Using “Married Filing Jointly” in one state and “Married Filing Separately” in the other changes the income figures and tax liability on each return. The credit schedule pulls numbers from both returns, and if the filing statuses produce different income totals for the same household, the credit calculation breaks. Use the same filing status on both returns whenever the states’ rules allow it.

Forgetting the Nonresident Return Entirely

Taxpayers who know their home state does not give a credit for a particular source state sometimes assume no action is needed. But the reverse credit only works if you actually file the nonresident return and claim it. Skipping the nonresident return means you owe full tax to the source state with no offset, and late-filing penalties accumulate on top.

Including the Wrong Income in the Ratio

The income ratio should include only income genuinely taxed by both states. Investment income that only your home state taxes, or income sourced entirely to a third state, does not belong in the numerator.

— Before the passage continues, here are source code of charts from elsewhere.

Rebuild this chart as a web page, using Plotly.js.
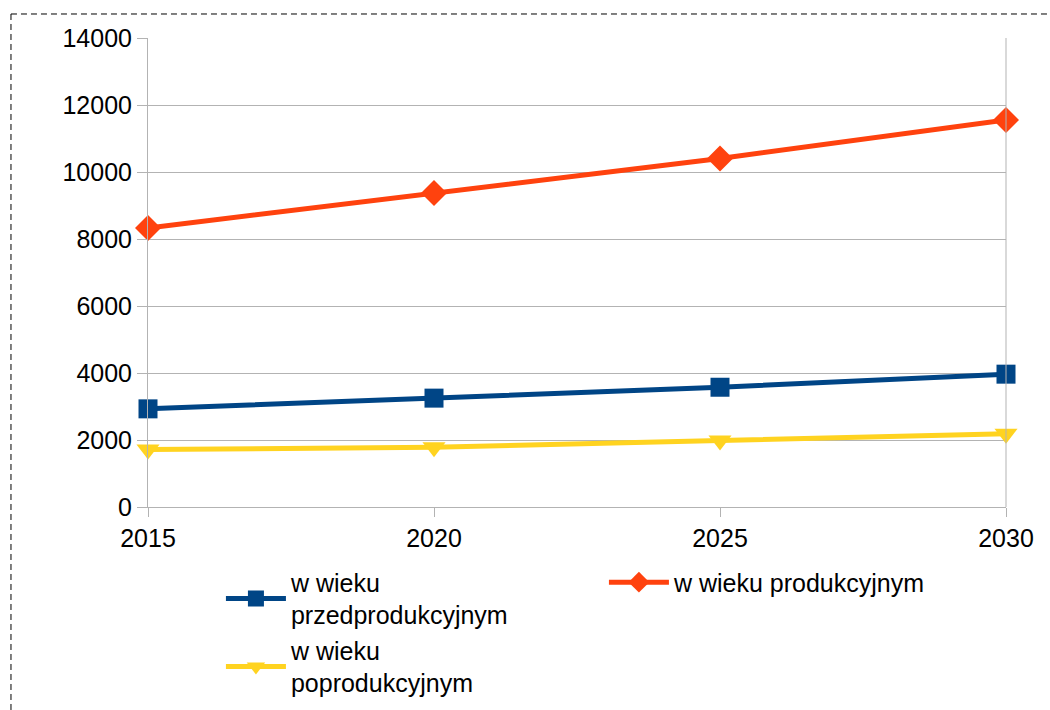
<!DOCTYPE html>
<html>
<head>
<meta charset="utf-8">
<script src="https://cdn.plot.ly/plotly-3.0.1.min.js"></script>
<style>
  html, body { margin: 0; padding: 0; background: #fff; }
  #chart { width: 1050px; height: 710px; }
</style>
</head>
<body>
<div id="chart"></div>
<script>
// lata prognozy
const years = [2015, 2020, 2025, 2030];

// ludność wg ekonomicznych grup wieku
const przedprodukcyjny = [2930, 3250, 3575, 3965];
const produkcyjny = [8330, 9375, 10405, 11550];
const poprodukcyjny = [1715, 1785, 1985, 2185];

const seriesNames = [
    'w wieku<br>przedprodukcyjnym',
    'w wieku produkcyjnym',
    'w wieku<br>poprodukcyjnym'
];

const yTicks = [0, 2000, 4000, 6000, 8000, 10000, 12000, 14000];

const FONT = 'Liberation Sans, Arial, sans-serif';
const GRID = '#b3b3b3';

function lineTrace(y, name, color, symbol, size, legend) {
    return {
        x: years,
        y: y,
        name: name,
        legend: legend,
        type: 'scatter',
        mode: 'lines+markers',
        line: { color: color, width: 5 },
        marker: { symbol: symbol, size: size, color: color },
        cliponaxis: false
    };
}

const traces = [
    lineTrace(przedprodukcyjny, seriesNames[0], '#004586', 'square', 19, 'legend'),
    lineTrace(produkcyjny, seriesNames[1], '#ff420e', 'diamond', 20, 'legend'),
    lineTrace(poprodukcyjny, seriesNames[2], '#ffd320', 'triangle-down', 20, 'legend2')
];

const legendBase = {
    orientation: 'h',
    xanchor: 'left',
    yanchor: 'middle',
    itemwidth: 60,
    entrywidth: 308,
    entrywidthmode: 'pixels',
    font: { family: FONT, size: 25, color: '#000' },
    bgcolor: 'rgba(0,0,0,0)',
    valign: 'middle'
};

const layout = {
    width: 1050,
    height: 710,
    margin: { l: 148, r: 44, t: 38, b: 203, autoexpand: false },
    paper_bgcolor: '#fff',
    plot_bgcolor: '#fff',
    font: { family: FONT, color: '#000', size: 25 },
    showlegend: true,
    xaxis: {
        range: [2015, 2030],
        tickvals: years,
        ticktext: years.map(String),
        showgrid: false,
        zeroline: false,
        showline: true,
        linecolor: GRID,
        linewidth: 1,
        ticks: 'outside',
        ticklen: 9,
        tickcolor: GRID,
        tickfont: { family: FONT, size: 25, color: '#000' },
        fixedrange: true
    },
    yaxis: {
        range: [0, 14000],
        tickvals: yTicks,
        ticktext: yTicks.map(String),
        showgrid: true,
        gridcolor: GRID,
        gridwidth: 1,
        zeroline: false,
        showline: true,
        linecolor: GRID,
        ticks: 'outside',
        ticklen: 10,
        tickcolor: GRID,
        tickfont: { family: FONT, size: 25, color: '#000' },
        fixedrange: true
    },
    legend: Object.assign({}, legendBase, { x: 0.085, y: -0.195 }),
    legend2: Object.assign({}, legendBase, { x: 0.085, y: -0.34 }),
    shapes: [
        // prawa krawędź obszaru wykresu
        { type: 'line', xref: 'paper', yref: 'paper', x0: 1, x1: 1, y0: 0, y1: 1,
          line: { color: GRID, width: 1 } },
        // przerywana ramka
        { type: 'line', xref: 'paper', yref: 'paper', x0: -0.1597, x1: 1.06, y0: 1.0512, y1: 1.0512,
          line: { color: '#000', width: 1, dash: '6px,4px' } },
        { type: 'line', xref: 'paper', yref: 'paper', x0: -0.1597, x1: -0.1597, y0: 1.0512, y1: -0.45,
          line: { color: '#000', width: 1, dash: '6px,4px' } }
    ]
};

Plotly.newPlot('chart', traces, layout, { displayModeBar: false, staticPlot: true });
</script>
</body>
</html>
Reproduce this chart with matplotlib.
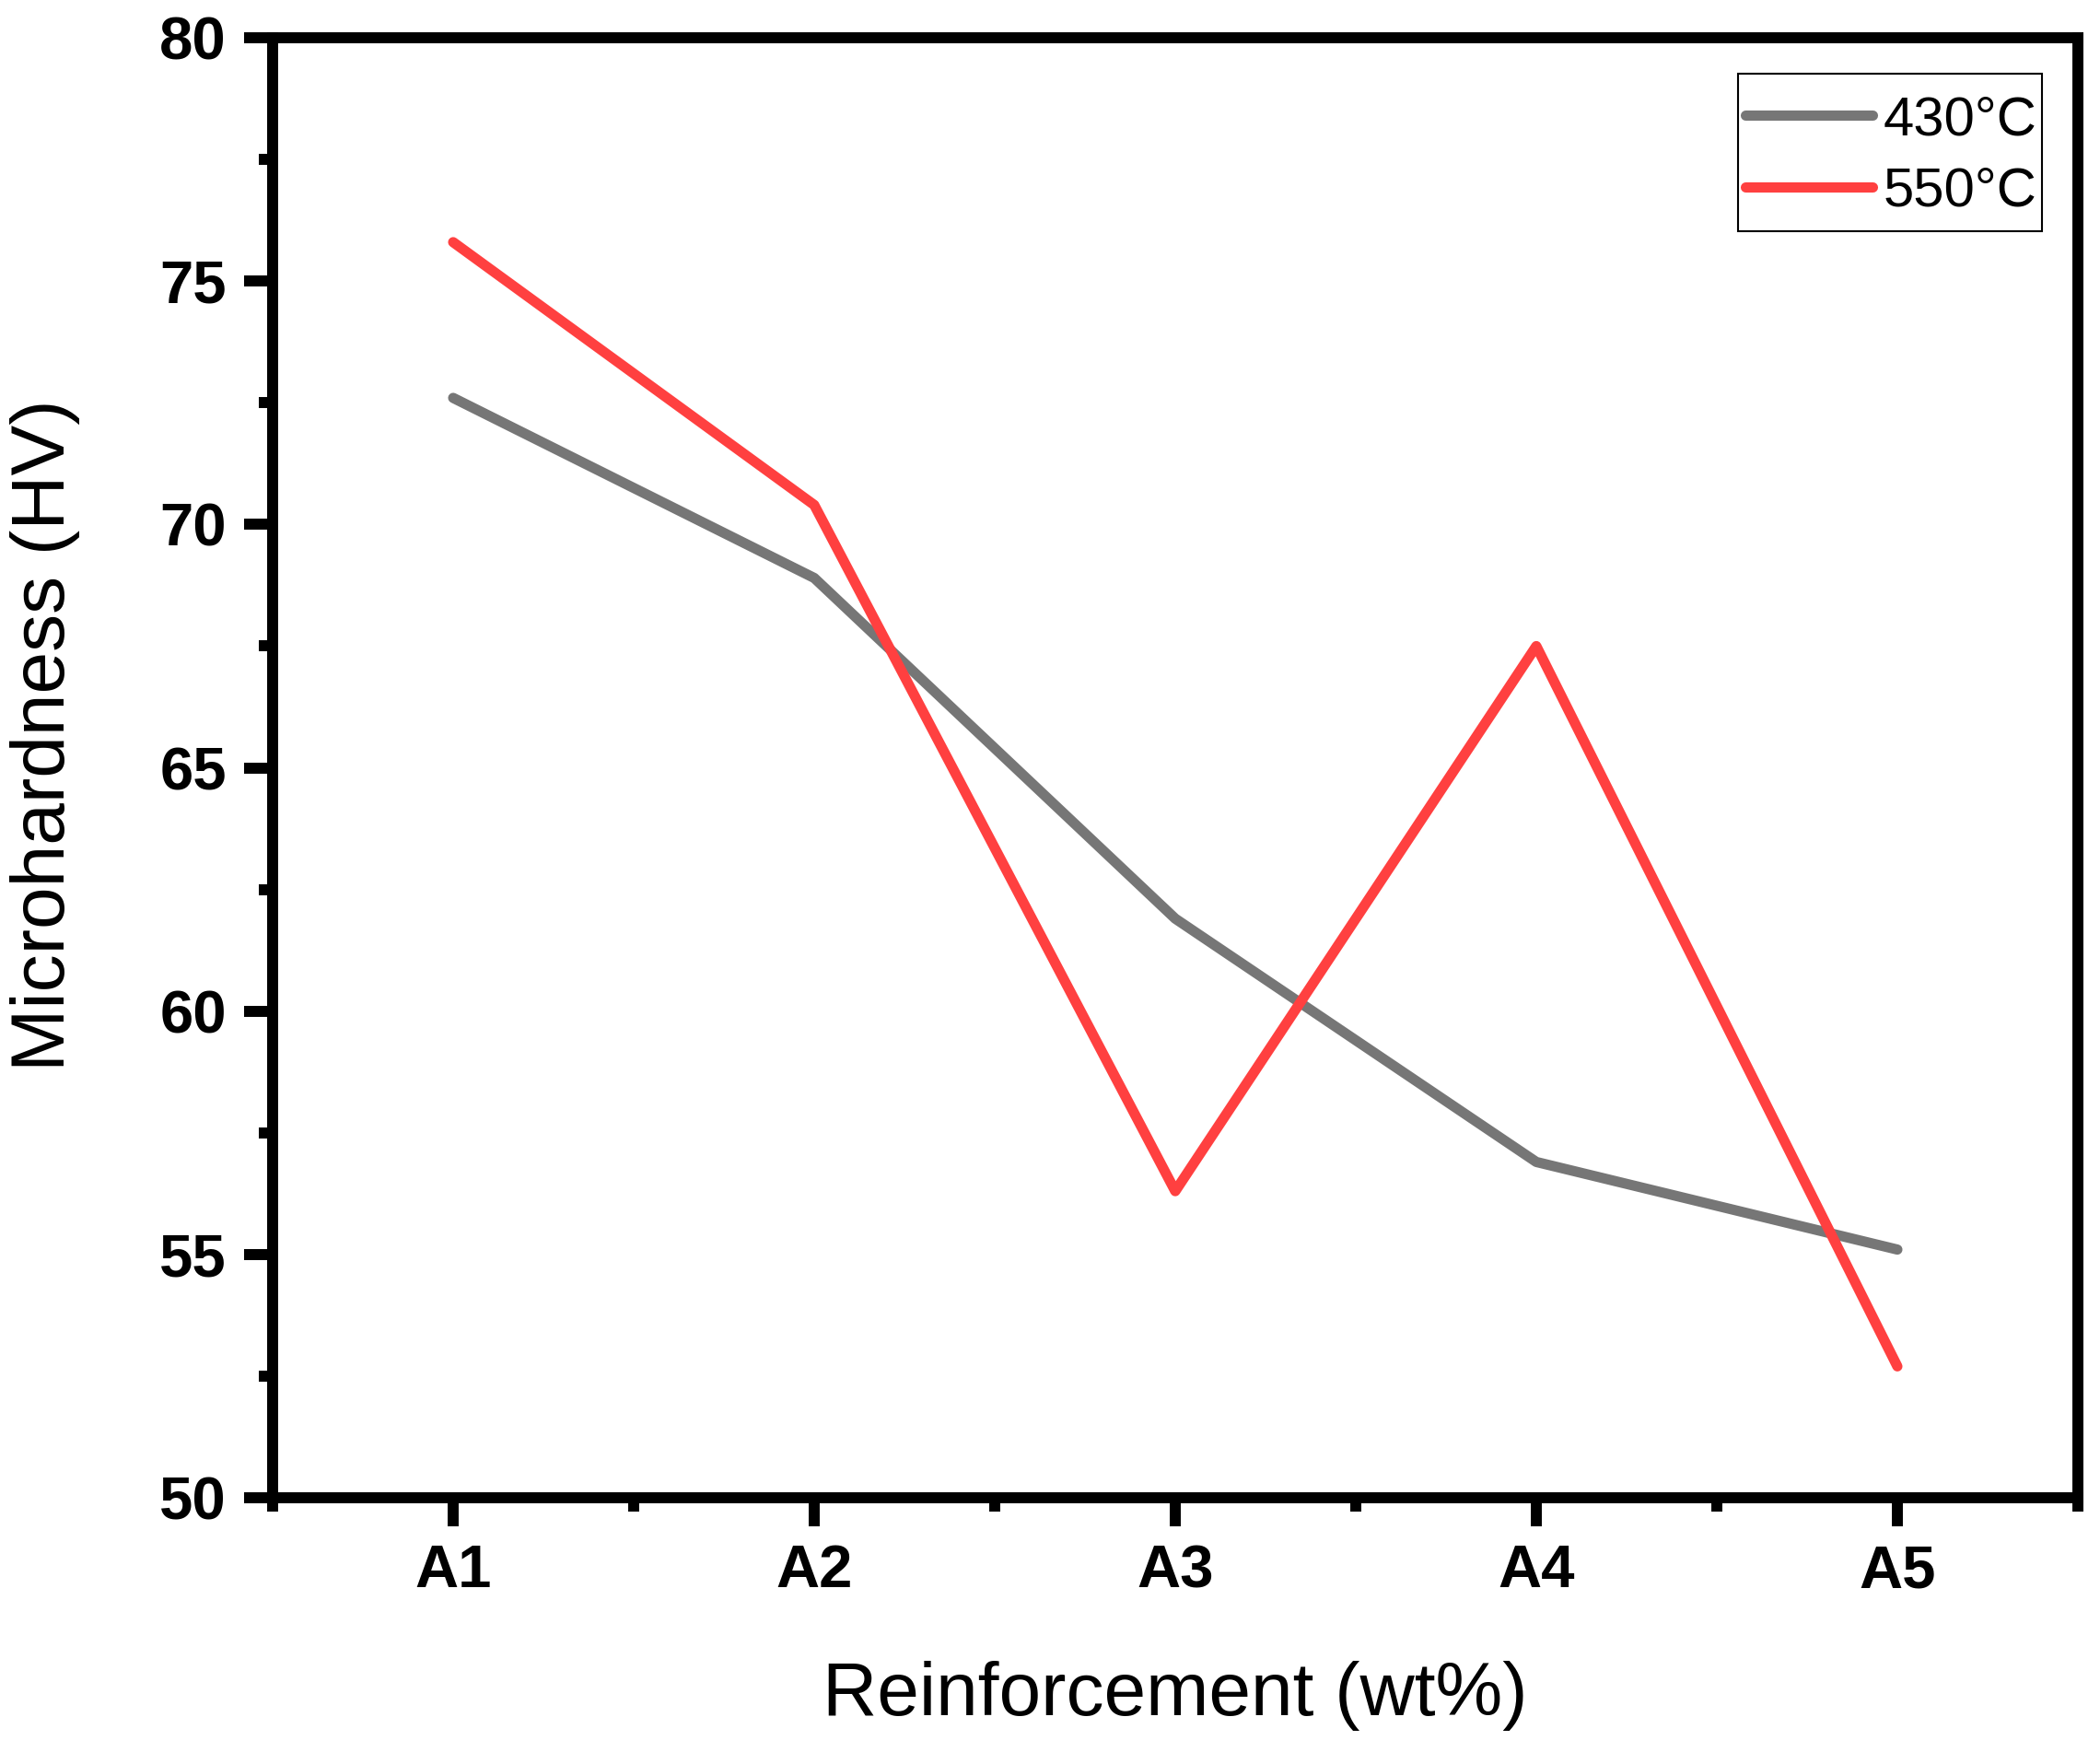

Inflating the ratio makes the credit look larger than it should be, which flags the return for review.

Part-Year Residents

If you moved between states during the tax year, the reverse credit rules still apply for the portion of the year you were a nonresident of the source state. The complication is that part-year residents often need to allocate income between their resident and nonresident periods, and the credit calculation uses only the income and tax attributable to the nonresident period. California’s Schedule S instructions, for example, direct part-year residents to use Form 540NR (the nonresident and part-year resident return) and reference specific lines for adjusted gross income that reflect only California-source amounts.5Franchise Tax Board. 2025 Instructions for Schedule S Other State Tax Credit If you moved mid-year, the income allocation step adds complexity, and professional preparation is worth considering, particularly since the cost of adding a nonresident state return to professional preparation typically runs between $50 and $150.